Wer reist, sollte Zeit mitbringen. Zeit, um zuzusehen, wie eine Keramikerin die Glasur anrührt. Zeit, um mit einem alten Händler Tee zu trinken. Zeit, um zu verstehen, dass hier alles miteinander verbunden ist – Mensch, Erde, Handwerk und Geschichte.
Fazit – Das grüne Herz Zentralasiens
Das Fergana-Tal ist kein Ziel für jene, die nur Sehenswürdigkeiten abhaken wollen. Es ist ein Ort für Reisende, die das Echte suchen. Hier erlebt man Zentralasien nicht als Museum, sondern als lebendige Gegenwart: roh, herzlich, widersprüchlich – und voller Schönheit.
Trotz seiner Konflikte, seiner Armut und seiner Herausforderungen bleibt das Tal ein Ort, an dem die Seele zur Ruhe kommt.

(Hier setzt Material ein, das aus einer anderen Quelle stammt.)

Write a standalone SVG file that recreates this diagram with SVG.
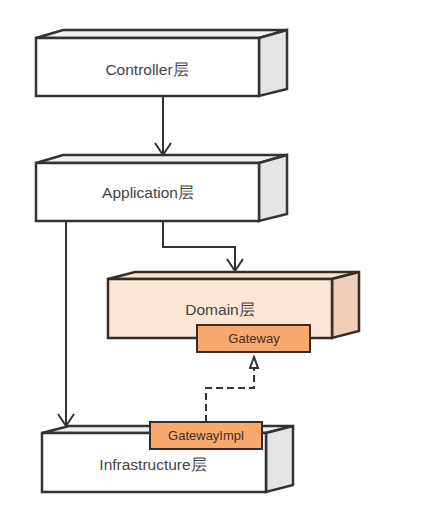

Vielleicht, weil hier das Leben noch denselben Rhythmus hat wie vor Jahrhunderten: das Säen, das Ernten, das Handwerk, das Lächeln.
Das Fergana-Tal ist das Gedächtnis der Seidenstraße – die Erinnerung daran, dass Wohlstand nicht nur in Gold und Mauern gemessen wird, sondern in Vertrauen, Arbeit und Gemeinschaft.
Und wenn am Abend die Sonne hinter den Bergen versinkt, wenn der Ruf des Muezzin sich mit dem Rascheln der Felder mischt und der Himmel in Farben übergeht, die man nirgends sonst sieht – dann weiß man, dass man an einem Ort ist, an dem die Geschichte noch lebt.
Ein Ort, der sich nicht aufdrängt, aber tief bleibt. Ein Ort, den man nicht einfach sieht – sondern spürt.